Twenty-two per cent of Irish workers use Facebook at work, which puts businesses at risk of malware and virus attacks, results of a Safetica Ireland survey suggest.
The survey, conducted by Amárach Research, revealed that 24pc of Irish computer users spend an hour or more on Facebook every day, and with almost as many saying they always or often check the site during working hours, 11pc occasionally doing so, the danger is that at least some of this social networking is happening on company time.
A reduction is productivity is not the only risk highlighted by these results.
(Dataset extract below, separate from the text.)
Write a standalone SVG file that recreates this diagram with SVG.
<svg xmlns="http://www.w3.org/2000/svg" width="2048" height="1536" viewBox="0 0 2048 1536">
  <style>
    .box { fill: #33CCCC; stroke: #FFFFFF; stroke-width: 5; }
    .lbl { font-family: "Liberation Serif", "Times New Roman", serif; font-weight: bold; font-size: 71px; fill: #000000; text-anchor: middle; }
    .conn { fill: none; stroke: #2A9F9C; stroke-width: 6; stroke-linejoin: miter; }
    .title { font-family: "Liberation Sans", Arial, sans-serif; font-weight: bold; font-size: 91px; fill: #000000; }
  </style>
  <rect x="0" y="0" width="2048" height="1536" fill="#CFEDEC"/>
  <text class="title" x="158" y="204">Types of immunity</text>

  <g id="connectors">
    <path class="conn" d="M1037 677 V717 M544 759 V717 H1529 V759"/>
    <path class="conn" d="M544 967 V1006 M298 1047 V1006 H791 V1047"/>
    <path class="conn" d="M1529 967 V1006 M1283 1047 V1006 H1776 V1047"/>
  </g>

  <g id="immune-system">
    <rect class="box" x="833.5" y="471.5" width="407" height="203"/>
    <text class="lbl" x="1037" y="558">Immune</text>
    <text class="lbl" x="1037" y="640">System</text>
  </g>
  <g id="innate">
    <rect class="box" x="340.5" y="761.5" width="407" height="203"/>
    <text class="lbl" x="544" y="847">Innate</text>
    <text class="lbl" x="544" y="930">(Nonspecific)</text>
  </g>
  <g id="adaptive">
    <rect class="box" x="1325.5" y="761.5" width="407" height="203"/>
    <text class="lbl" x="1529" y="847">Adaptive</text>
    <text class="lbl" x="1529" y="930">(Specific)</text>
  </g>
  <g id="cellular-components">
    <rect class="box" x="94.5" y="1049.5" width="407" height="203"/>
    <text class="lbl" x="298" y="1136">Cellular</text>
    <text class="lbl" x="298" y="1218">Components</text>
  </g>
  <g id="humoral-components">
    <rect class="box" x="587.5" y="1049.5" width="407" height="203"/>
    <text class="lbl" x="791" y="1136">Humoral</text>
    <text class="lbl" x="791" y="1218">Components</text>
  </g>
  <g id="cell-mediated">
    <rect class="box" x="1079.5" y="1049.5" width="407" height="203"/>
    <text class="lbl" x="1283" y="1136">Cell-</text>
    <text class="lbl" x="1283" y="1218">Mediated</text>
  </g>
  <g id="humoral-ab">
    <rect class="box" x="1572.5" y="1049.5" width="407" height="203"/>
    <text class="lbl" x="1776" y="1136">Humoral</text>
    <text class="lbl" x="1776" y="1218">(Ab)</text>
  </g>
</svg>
The recent Ponemon Institute study on social media risks, conducted among more than 4,000 business IT experts, revealed that 52pc of organisations experienced an increase in virus or malware attacks as a result of social media use in the workplace.
Social media is a prime target for cyber-criminals who circulate enticing links that lead to scams or malware-ridden sites, or push out malicious content through apps and games. If Irish employees accidentally download malicious content while social networking at work, their entire company network is at risk of infiltration.
According to the Ponemon study, 89pc of IT experts believe that social media use in the workplace diminishes employee productivity, 55pc say it leads to the loss of confidential information and 51pc believe it results in an increase in virus or malware infections.
To protect businesses and maintain productivity, the experts at Safetica Ireland recommend that employees’ social media use is monitored and limited when it proves to be a deterrent. Where social media is required to complete tasks, a clear set of guidelines should be implemented, advising against clicking suspicious links, installing apps and disclosing sensitive information.